— start SUPPLIED ENTRIES —
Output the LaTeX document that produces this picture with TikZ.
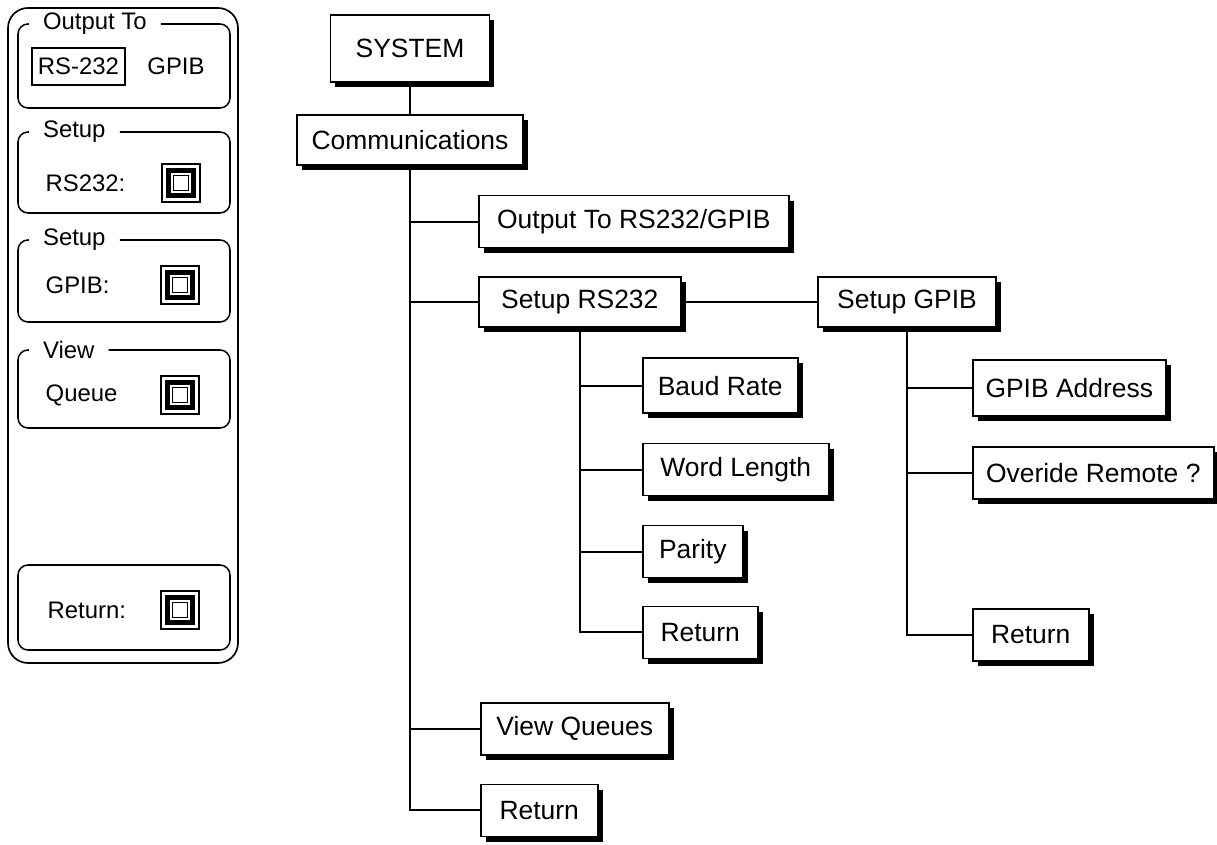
\documentclass[tikz,border=0pt]{standalone}
\usepackage{fontspec}
\setmainfont{Liberation Sans}
\usetikzlibrary{shadows,calc}
\tikzset{
  every node/.style={font=\fontsize{18.8}{22}\selectfont},
  menubox/.style={draw,fill=white,line width=1.1pt,minimum height=13mm,inner sep=2pt,align=center,
    drop shadow={shadow xshift=1.2mm,shadow yshift=-1.3mm,opacity=1,fill=black}},
  link/.style={line width=1.3pt},
  panel/.style={line width=1.2pt,rounded corners=5mm},
  group/.style={line width=1.1pt,rounded corners=2.5mm},
  grptitle/.style={font=\fontsize{17}{20}\selectfont,anchor=west,inner xsep=3.5mm,inner ysep=1pt},
  paneltext/.style={font=\fontsize{17}{20}\selectfont,inner sep=1pt},
  knob/.style={draw,line width=0.8pt,minimum size=9.5mm,inner sep=0pt,
    path picture={
      \draw[line width=3pt] ($(path picture bounding box.center)+(-3.1mm,-3.1mm)$) rectangle ($(path picture bounding box.center)+(3.1mm,3.1mm)$);
      \draw[line width=0.7pt] ($(path picture bounding box.center)+(-1.8mm,-1.8mm)$) rectangle ($(path picture bounding box.center)+(1.8mm,1.8mm)$);
    }},
}

\begin{document}
\begin{tikzpicture}
  \useasboundingbox (0,0) rectangle (30.425,21.1);

  % left hand soft key panel
  \draw[panel] (0.2,4.525) rectangle (5.95,20.9);

  \node[grptitle] (tout) at (0.72,20.5) {Output To};
  \draw[group] (tout.east) -- (5.75,20.5) -- (5.75,18.4) -- (0.45,18.4) -- (0.45,20.5) -- (tout.west);
  \node[paneltext,draw,line width=1.1pt,minimum width=23.25mm,minimum height=9.25mm] (rsbox) at (1.96,19.44) {RS-232};
  \node[paneltext] (gpibsel) at (4.4,19.44) {GPIB};

  \node[grptitle] (tsetrs) at (0.72,17.8) {Setup};
  \draw[group] (tsetrs.east) -- (5.75,17.8) -- (5.75,15.775) -- (0.45,15.775) -- (0.45,17.8) -- (tsetrs.west);
  \node[paneltext,anchor=west] (lrs) at (1.1,16.525) {RS232:};
  \node[knob] (krs) at (4.525,16.525) {};

  \node[grptitle] (tsetgp) at (0.72,15.1) {Setup};
  \draw[group] (tsetgp.east) -- (5.75,15.1) -- (5.75,13.05) -- (0.45,13.05) -- (0.45,15.1) -- (tsetgp.west);
  \node[paneltext,anchor=west] (lgp) at (1.1,13.975) {GPIB:};
  \node[knob] (kgp) at (4.5,13.975) {};

  \node[grptitle] (tview) at (0.72,12.35) {View};
  \draw[group] (tview.east) -- (5.75,12.35) -- (5.75,10.4) -- (0.45,10.4) -- (0.45,12.35) -- (tview.west);
  \node[paneltext,anchor=west] (lq) at (1.1,11.225) {Queue};
  \node[knob] (kq) at (4.5,11.225) {};

  \draw[group] (0.45,4.85) rectangle (5.75,6.975);
  \node[paneltext,anchor=west] (lret) at (1.15,5.85) {Return:};
  \node[knob] (kret) at (4.5,5.85) {};

  % menu tree
  \node[menubox,minimum width=39.75mm,minimum height=16.75mm] (system) at (10.25,19.89) {SYSTEM};
  \node[menubox,minimum width=56.5mm,minimum height=12.5mm] (comm) at (10.25,17.6) {Communications};

  \node[menubox,anchor=west,minimum width=77.5mm] (outsel) at (11.95,15.56) {Output To RS232/GPIB};
  \node[menubox,anchor=west,minimum width=50.5mm,minimum height=12.5mm] (setrs) at (11.95,13.55) {Setup RS232};
  \node[menubox,anchor=west,minimum width=44.5mm,minimum height=12.5mm] (setgpib) at (20.43,13.55) {Setup GPIB};
  \node[menubox,anchor=west,minimum width=47mm] (viewq) at (12.0,2.88) {View Queues};
  \node[menubox,anchor=west,minimum width=29.25mm] (ret) at (12.0,0.84) {Return};

  \node[menubox,anchor=west,minimum width=38.75mm,minimum height=13.75mm] (baud) at (16.05,11.46) {Baud Rate};
  \node[menubox,anchor=west,minimum width=46.5mm] (word) at (16.05,9.36) {Word Length};
  \node[menubox,anchor=west,minimum width=25mm] (parity) at (16.05,7.31) {Parity};
  \node[menubox,anchor=west,minimum width=28.75mm] (retrs) at (16.05,5.29) {Return};

  \node[menubox,anchor=west,minimum width=48.25mm,minimum height=14mm] (gaddr) at (24.3,11.4) {GPIB Address};
  \node[menubox,anchor=west,minimum width=60.25mm] (overide) at (24.3,9.28) {Overide Remote ?};
  \node[menubox,anchor=west,minimum width=29mm] (retgp) at (24.3,5.23) {Return};

  \draw[link] (system) -- (comm);
  \draw[link] (comm.south) |- (ret.west);
  \draw[link] (comm.south |- outsel.west) -- (outsel.west); \draw[link] (comm.south |- setrs.west) -- (setrs.west);
  \draw[link] (comm.south |- viewq.west) -- (viewq.west);
  \draw[link] (setrs) -- (setgpib);

  \draw[link] (setrs.south) |- (retrs.west);
  \draw[link] (setrs.south |- baud.west) -- (baud.west); \draw[link] (setrs.south |- word.west) -- (word.west);
  \draw[link] (setrs.south |- parity.west) -- (parity.west);

  \draw[link] (setgpib.south) |- (retgp.west);
  \draw[link] (setgpib.south |- gaddr.west) -- (gaddr.west); \draw[link] (setgpib.south |- overide.west) -- (overide.west);
\end{tikzpicture}
\end{document}
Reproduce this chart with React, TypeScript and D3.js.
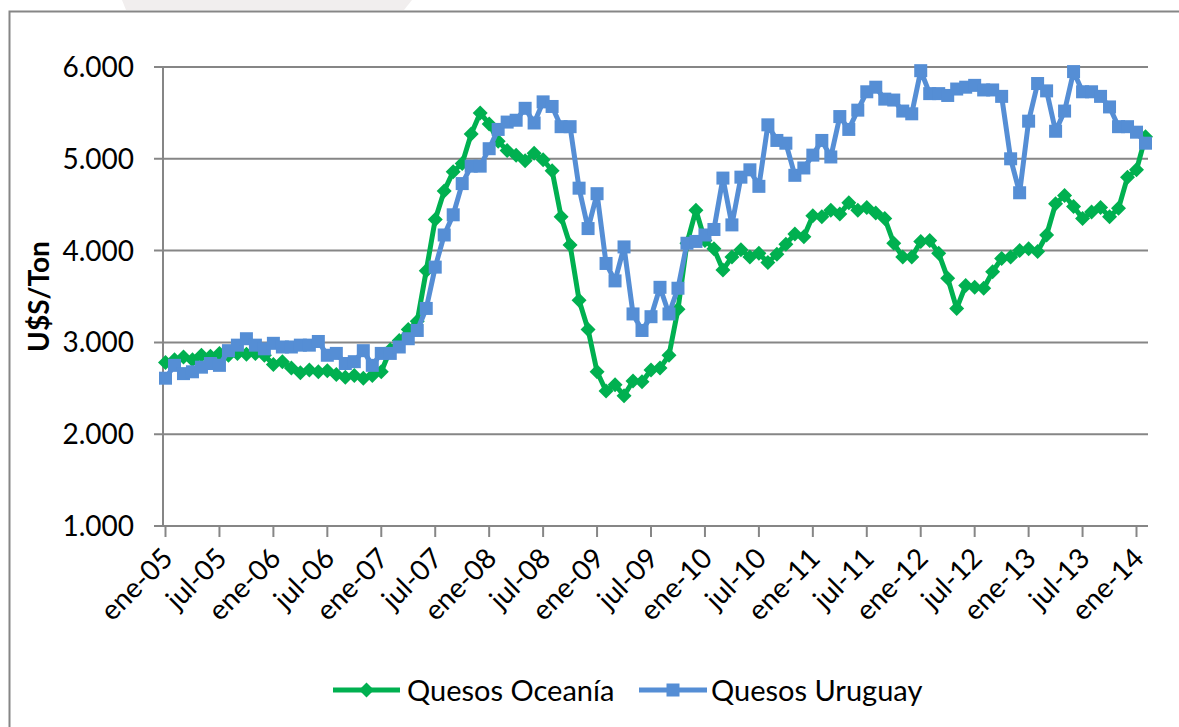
import React from "react";
import * as d3 from "d3";

const tickLabels = [
  "ene-05", "jul-05", "ene-06", "jul-06", "ene-07", "jul-07", "ene-08", "jul-08", "ene-09", "jul-09",
  "ene-10", "jul-10", "ene-11", "jul-11", "ene-12", "jul-12", "ene-13", "jul-13", "ene-14",
];

const categories = [
  "ene-05","feb-05","mar-05","abr-05","may-05","jun-05","jul-05","ago-05","sep-05","oct-05","nov-05","dic-05",
  "ene-06","feb-06","mar-06","abr-06","may-06","jun-06","jul-06","ago-06","sep-06","oct-06","nov-06","dic-06",
  "ene-07","feb-07","mar-07","abr-07","may-07","jun-07","jul-07","ago-07","sep-07","oct-07","nov-07","dic-07",
  "ene-08","feb-08","mar-08","abr-08","may-08","jun-08","jul-08","ago-08","sep-08","oct-08","nov-08","dic-08",
  "ene-09","feb-09","mar-09","abr-09","may-09","jun-09","jul-09","ago-09","sep-09","oct-09","nov-09","dic-09",
  "ene-10","feb-10","mar-10","abr-10","may-10","jun-10","jul-10","ago-10","sep-10","oct-10","nov-10","dic-10",
  "ene-11","feb-11","mar-11","abr-11","may-11","jun-11","jul-11","ago-11","sep-11","oct-11","nov-11","dic-11",
  "ene-12","feb-12","mar-12","abr-12","may-12","jun-12","jul-12","ago-12","sep-12","oct-12","nov-12","dic-12",
  "ene-13","feb-13","mar-13","abr-13","may-13","jun-13","jul-13","ago-13","sep-13","oct-13","nov-13","dic-13",
  "ene-14","feb-14",
];

const quesosOceania = [
  2780, 2810, 2840, 2810, 2860, 2850, 2880, 2860, 2880, 2870, 2880, 2860,
  2760, 2790, 2720, 2670, 2700, 2680, 2690, 2650, 2620, 2640, 2610, 2640,
  2680, 2920, 3020, 3140, 3230, 3780, 4340, 4650, 4860, 4950, 5270, 5500,
  5380, 5190, 5090, 5040, 4980, 5060, 4990, 4870, 4370, 4060, 3460, 3140,
  2680, 2470, 2540, 2420, 2580, 2570, 2700, 2720, 2860, 3360, 4080, 4440,
  4110, 4020, 3790, 3930, 4010, 3930, 3970, 3870, 3960, 4070, 4180, 4150,
  4380, 4370, 4440, 4400, 4520, 4440, 4470, 4410, 4350, 4080, 3930, 3930,
  4100, 4110, 3970, 3700, 3370, 3620, 3600, 3590, 3770, 3915, 3930, 4000,
  4020, 3990, 4170, 4510, 4600, 4480, 4350, 4420, 4470, 4370, 4460, 4800,
  4880, 5240,
];

const quesosUruguay = [
  2610, 2750, 2660, 2680, 2730, 2770, 2750, 2910, 2970, 3040, 2970, 2930,
  2990, 2950, 2950, 2970, 2970, 3010, 2860, 2880, 2770, 2790, 2910, 2750,
  2880, 2880, 2950, 3040, 3130, 3370, 3820, 4170, 4390, 4730, 4920, 4920,
  5110, 5320, 5400, 5420, 5550, 5390, 5620, 5570, 5350, 5350, 4680, 4240,
  4620, 3860, 3670, 4040, 3310, 3130, 3280, 3600, 3310, 3590, 4080, 4100,
  4170, 4230, 4790, 4280, 4800, 4880, 4700, 5370, 5200, 5170, 4820, 4900,
  5040, 5200, 5020, 5460, 5320, 5530, 5730, 5780, 5650, 5640, 5520, 5490,
  5960, 5710, 5710, 5690, 5760, 5780, 5800, 5750, 5750, 5680, 5000, 4630,
  5410, 5820, 5740, 5300, 5520, 5950, 5730, 5730, 5680, 5565, 5350, 5350,
  5290, 5170,
];

const yTicks = [1000, 2000, 3000, 4000, 5000, 6000];
const seriesNames = ["Quesos Oceanía", "Quesos Uruguay"];

const GREEN = "#00B050";
const BLUE = "#558ED5";
const GRID = "#868686";
const FONT = "Lato, 'Open Sans', sans-serif";

export default function App() {
  const W = 1179;
  const H = 727;
  const plotLeft = 163;
  const plotRight = 1148;
  const x = d3.scaleLinear().domain([0, categories.length - 1]).range([165.5, 1145.5]);
  const y = d3.scaleLinear().domain([1000, 6000]).range([526, 67]);
  const line = d3
    .line<number>()
    .x((_, i) => x(i))
    .y((d) => y(d));

  const fmt = (v: number) => d3.format(",")(v).replace(/,/g, ".");

  const diamond = (cx: number, cy: number, r: number) =>
    `M${cx},${cy - r}L${cx + r},${cy}L${cx},${cy + r}L${cx - r},${cy}Z`;

  const tickIdx = tickLabels.map((lab) => categories.indexOf(lab));

  return (
    <svg
      width={W}
      height={H}
      style={{ position: "fixed", left: 0, top: 0, background: "#fff" }}
      fontFamily={FONT}
    >
      <rect x={0} y={0} width={W} height={H} fill="#fff" />
      {/* faint decoration above the frame */}
      <path d="M122,0L412,0L404,10L126,10Z" fill="#f1eeee" />
      {/* frame */}
      <path d={`M${W},11.5L9.5,11.5L9.5,${H}`} fill="none" stroke={GRID} strokeWidth={2} />

      {/* gridlines */}
      {yTicks.map((t) => (
        <line key={t} x1={154} x2={plotRight} y1={y(t)} y2={y(t)} stroke={GRID} strokeWidth={2} />
      ))}
      {/* y axis */}
      <line x1={plotLeft} x2={plotLeft} y1={y(6000)} y2={y(1000)} stroke={GRID} strokeWidth={2} />
      {/* x ticks */}
      {tickIdx.map((i) => (
        <line key={i} x1={x(i)} x2={x(i)} y1={y(1000)} y2={y(1000) + 11} stroke={GRID} strokeWidth={2} />
      ))}

      {/* y tick labels */}
      {yTicks.map((t) => (
        <text key={t} x={134} y={y(t) + 10} textAnchor="end" fontSize={28} fill="#000">
          {fmt(t)}
        </text>
      ))}

      {/* x tick labels */}
      {tickIdx.map((i, k) => (
        <text
          key={i}
          transform={`translate(${x(i) + 9},${y(1000) + 34}) rotate(-45)`}
          textAnchor="end"
          fontSize={28}
          fill="#000"
        >
          {tickLabels[k]}
        </text>
      ))}

      {/* y axis title */}
      <text
        transform={`translate(49,${(y(6000) + y(1000)) / 2}) rotate(-90)`}
        textAnchor="middle"
        fontSize={28}
        fontWeight="bold"
        fill="#000"
      >
        U$S/Ton
      </text>

      {/* series: Oceania */}
      <path d={line(quesosOceania) || ""} fill="none" stroke={GREEN} strokeWidth={5} strokeLinejoin="round" />
      {quesosOceania.map((v, i) => (
        <path key={"o" + i} d={diamond(x(i), y(v), 7.5)} fill={GREEN} />
      ))}
      {/* series: Uruguay */}
      <path d={line(quesosUruguay) || ""} fill="none" stroke={BLUE} strokeWidth={5} strokeLinejoin="round" />
      {quesosUruguay.map((v, i) => (
        <rect key={"u" + i} x={x(i) - 6.5} y={y(v) - 6.5} width={13} height={13} fill={BLUE} />
      ))}

      {/* legend */}
      <g>
        <line x1={333} x2={400} y1={690} y2={690} stroke={GREEN} strokeWidth={5} />
        <path d={diamond(366.5, 690, 7.5)} fill={GREEN} />
        <text x={407} y={701} fontSize={29} fill="#000">
          {seriesNames[0]}
        </text>
        <line x1={639} x2={707} y1={690} y2={690} stroke={BLUE} strokeWidth={5} />
        <rect x={666.5} y={683.5} width={13} height={13} fill={BLUE} />
        <text x={711} y={701} fontSize={29} fill="#000">
          {seriesNames[1]}
        </text>
      </g>
    </svg>
  );
}
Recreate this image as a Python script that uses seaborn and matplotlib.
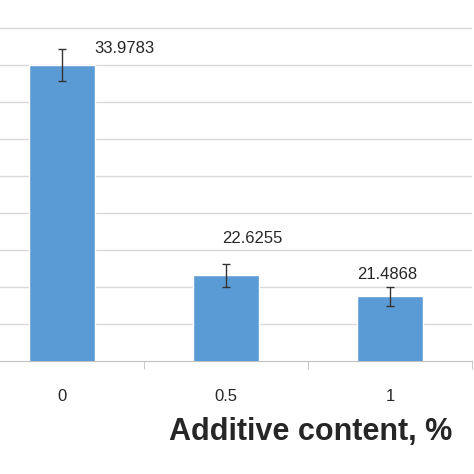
import matplotlib
matplotlib.use("Agg")
import matplotlib.pyplot as plt
import seaborn as sns
import pandas as pd

categories = ["0", "0.5", "1"]
values = [33.9783, 22.6255, 21.4868]
errors = [0.86, 0.62, 0.5]

sns.set_style("white")
plt.rcParams['font.family'] = ['Liberation Sans', 'DejaVu Sans']

df = pd.DataFrame({"content": categories, "value": values})

fig = plt.figure(figsize=(4.74, 4.74), dpi=100)
# axes deliberately spills past the left edge, like the cropped original
ax = fig.add_axes([-20 / 474, 113 / 474, 492 / 474, 361 / 474])

sns.barplot(data=df, x="content", y="value", color="#5B9BD5", width=0.4,
            saturation=1, ax=ax, zorder=3)
ax.errorbar(range(len(values)), values, yerr=errors, fmt="none",
            ecolor="#333333", elinewidth=1, capsize=3, zorder=4)

# label placement as in the original (Excel-style data labels)
label_dx = [0.38, 0.16, -0.02]
label_dy = [0.9, 2.0, 1.2]
for i, v in enumerate(values):
    ax.text(i + label_dx[i], v + label_dy[i], f"{v:.4f}", ha="center",
            va="center", fontsize=12)

ax.set_ylim(18, 37.5)
ax.set_yticks(range(20, 38, 2))
ax.set_yticklabels([])
ax.yaxis.grid(True, color="#d9d9d9", linewidth=1, zorder=0)
ax.tick_params(axis="y", length=0)
ax.set_xlim(-0.5, 2.5)
ax.set_xticks([0, 1, 2])
ax.set_xticklabels(categories, fontsize=12)
ax.set_xticks([0.5, 1.5, 2.5], minor=True)
ax.tick_params(axis="x", which="major", length=0, pad=20)
ax.tick_params(axis="x", which="minor", length=6, color="#bfbfbf", bottom=True)
for s in ["top", "right", "left"]:
    ax.spines[s].set_visible(False)
ax.spines["bottom"].set_color("#bfbfbf")
ax.set_ylabel("")
ax.set_xlabel("")
fig.text(452 / 474, 1 - 432 / 474, "Additive content, %", ha="right", va="center",
         fontsize=22, fontweight="bold")

fig.savefig("out.png", dpi=100)
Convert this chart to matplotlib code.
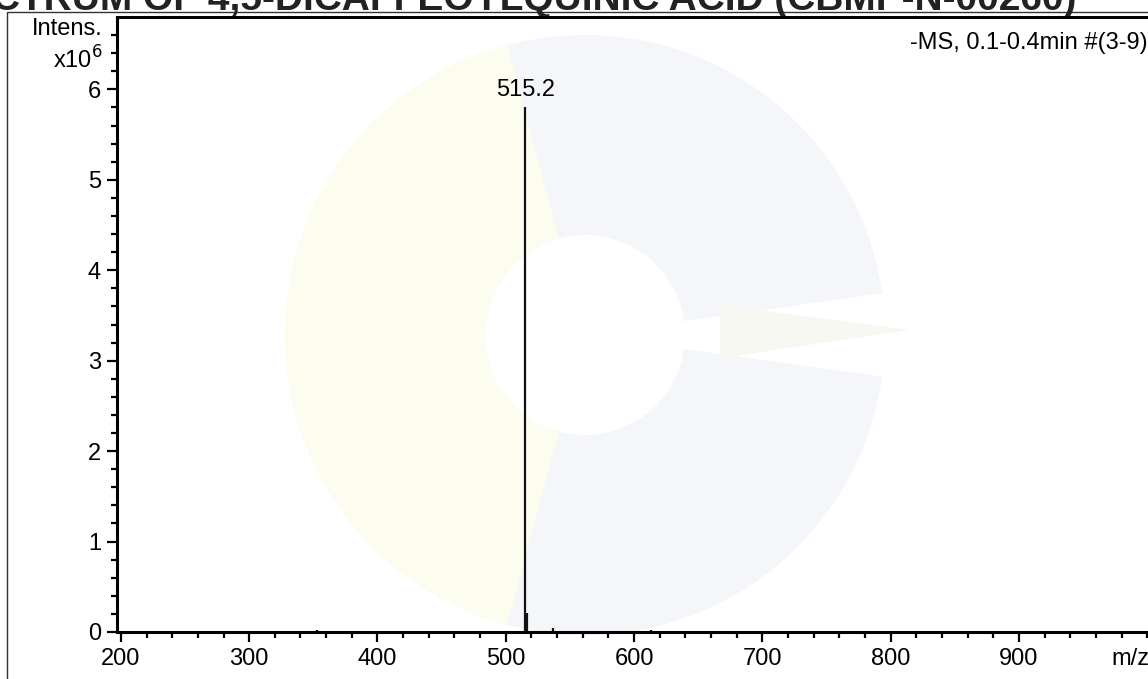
import numpy as np
import matplotlib.pyplot as plt
from matplotlib.patches import Wedge, Rectangle, Polygon

# peak list (m/z, intensity in 1e6 counts)
mz = [353.1, 515.2, 516.2, 537.1, 613.1]
intensity = [0.02, 5.81, 0.21, 0.04, 0.02]
base_label = "515.2"

x_ticks = [200, 300, 400, 500, 600, 700, 800, 900]
y_ticks = [0, 1, 2, 3, 4, 5, 6]

plt.rcParams['font.family'] = ['Liberation Sans', 'DejaVu Sans']
FS = 17

fig = plt.figure(figsize=(11.48, 6.79), dpi=100)
W, H = 1148, 679

# faint logo watermark behind the plot (figure pixel coords)
bg = fig.add_axes([0, 0, 1, 1], zorder=0)
bg.set_xlim(0, W)
bg.set_ylim(H, 0)
bg.axis('off')
cx, cy = 585, 335
bg.add_patch(Wedge((cx, cy), 300, 190, 352, width=200, color='#f4f6f9', lw=0))
bg.add_patch(Wedge((cx, cy), 300, 8, 170, width=200, color='#f4f6f9', lw=0))
bg.add_patch(Wedge((cx, cy), 300, 105, 255, width=200, color='#fcfcef', lw=0))
bg.add_patch(Polygon([[720, 305], [910, 330], [720, 358]], closed=True, color='#f7f8f2', lw=0))
# outer frame of the page
bg.add_patch(Rectangle((7, 12), 1160, 700, fill=False, ec='#333333', lw=1))
# cut-off heading at the top of the page
bg.text(-8, 10, "CTRUM OF 4,5-DICAFFEOYLQUINIC ACID (CBMP-N-00260)", fontsize=28,
        fontweight='bold', va='baseline', ha='left', color='#222222')

ax = fig.add_axes([117 / W, 1 - 632 / H, (W - 117) / W, (632 - 17) / H], zorder=1)
ax.patch.set_alpha(0)

ax.vlines(mz, 0, intensity, color='#111111', lw=1.6)
top = int(np.argmax(intensity))
ax.annotate(base_label, (mz[top], intensity[top]), xytext=(0, 4), textcoords='offset points',
            ha='center', va='bottom', fontsize=FS)

ax.set_xlim(197, 1000.5)
ax.set_ylim(0, 6.8)
ax.set_xticks(x_ticks)
ax.set_xticks(np.arange(200, 1001, 20), minor=True)
ax.set_yticks(y_ticks)
ax.set_yticks(np.arange(0, 6.75, 0.2), minor=True)
ax.set_xticklabels([str(v) for v in x_ticks])
ax.set_yticklabels([str(v) for v in y_ticks])
ax.tick_params(axis='both', which='major', labelsize=FS, length=7.5, width=1.6, direction='out', pad=4)
ax.tick_params(axis='both', which='minor', length=4, width=1.6, direction='out')

for side in ['left', 'bottom', 'top']:
    ax.spines[side].set_linewidth(2.2)
ax.spines['right'].set_visible(False)

ax.annotate("m/z", (987, 0), xytext=(0, -11.5), textcoords='offset points',
            ha='center', va='top', fontsize=FS)
ax.text(1.0, 0.975, "-MS, 0.1-0.4min #(3-9)", transform=ax.transAxes, ha='right', va='top', fontsize=FS)
fig.text(103 / W, 1 - 29 / H, "Intens.", ha='right', va='center', fontsize=FS)
fig.text(103 / W, 1 - 60 / H, r"x10$^{6}$", ha='right', va='center', fontsize=FS)

fig.savefig('out.png', dpi=100)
— end SUPPLIED ENTRIES —
- SHORT TASK: Write out the lines from the one containing "Recreate this image" down to the one containing "errors = [0.86, 0.62, 0.5]", both included, exactly as they appear. Leave out any pictures.

- RESULT OF THE TASK:
Recreate this image as a Python script that uses seaborn and matplotlib.
import matplotlib
matplotlib.use("Agg")
import matplotlib.pyplot as plt
import seaborn as sns
import pandas as pd

categories = ["0", "0.5", "1"]
values = [33.9783, 22.6255, 21.4868]
errors = [0.86, 0.62, 0.5]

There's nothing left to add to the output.